Answer

**step1** Understanding the problem

The problem asks us to simplify the expression `5(b-0.18b)` to an equivalent expression. Additionally, we need to identify and state the mathematical property that justifies this simplification. This expression represents the total price of 5 loaves of bread after their original price, 'b', has been marked down by 18%.

**step2** Simplifying the expression for the price of one loaf

First, let's focus on the expression inside the parentheses: `b - 0.18b`. This represents the price of a single loaf of bread after the markdown.
If 'b' represents the original price of one loaf (which can be thought of as 1 whole or 100% of the price), then '0.18b' represents 18% of that original price.
When we subtract '0.18b' from 'b', we are finding the remaining percentage of the price.
We can think of 'b' as `1b`. So, we are calculating:
$$1b - 0.18b$$
To do this, we subtract the numerical parts:
$$1 - 0.18 = 0.82$$
So, `b - 0.18b` simplifies to `0.82b`. This means that after the markdown, one loaf of bread costs 82% of its original price.

**step3** Calculating the total price for 5 loaves

Now we know that the price of one marked-down loaf is `0.82b`. Shanaya purchases 5 such loaves.
To find the total price for 5 loaves, we multiply the price of one loaf by 5:
$$5 \times (0.82b)$$
We can multiply the numerical values together first:
$$5 \times 0.82 = 4.10$$
Therefore, the equivalent expression for the total price of 5 loaves of bread is `4.10b`, which can also be written as `4.1b`.
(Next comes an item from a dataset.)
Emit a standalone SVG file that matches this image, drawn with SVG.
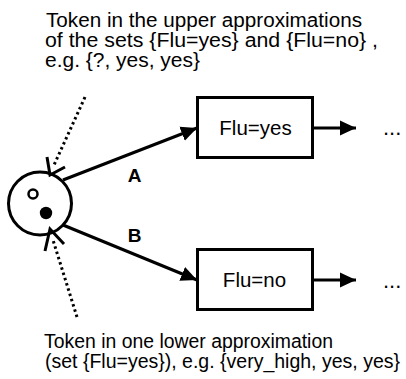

**step4** Identifying the justifying property

The mathematical property used to simplify `b - 0.18b` into `0.82b` and subsequently to arrive at the equivalent expression `4.1b` is the **Distributive Property**.
The Distributive Property allows us to combine or factor out common terms. In the step where `b - 0.18b` was simplified, we can think of `b` as `1 \times b`. So the expression becomes `1 \times b - 0.18 \times b`. According to the Distributive Property, we can factor out the common term 'b':
$$(1 - 0.18) \times b = 0.82b$$
This property is fundamental in simplifying expressions involving subtraction or addition within parentheses, like in the original expression `5(b-0.18b)`. By simplifying the terms inside the parentheses first using the distributive property's concept of combining like terms, we then multiply by 5 to find the total, leading to `4.1b`.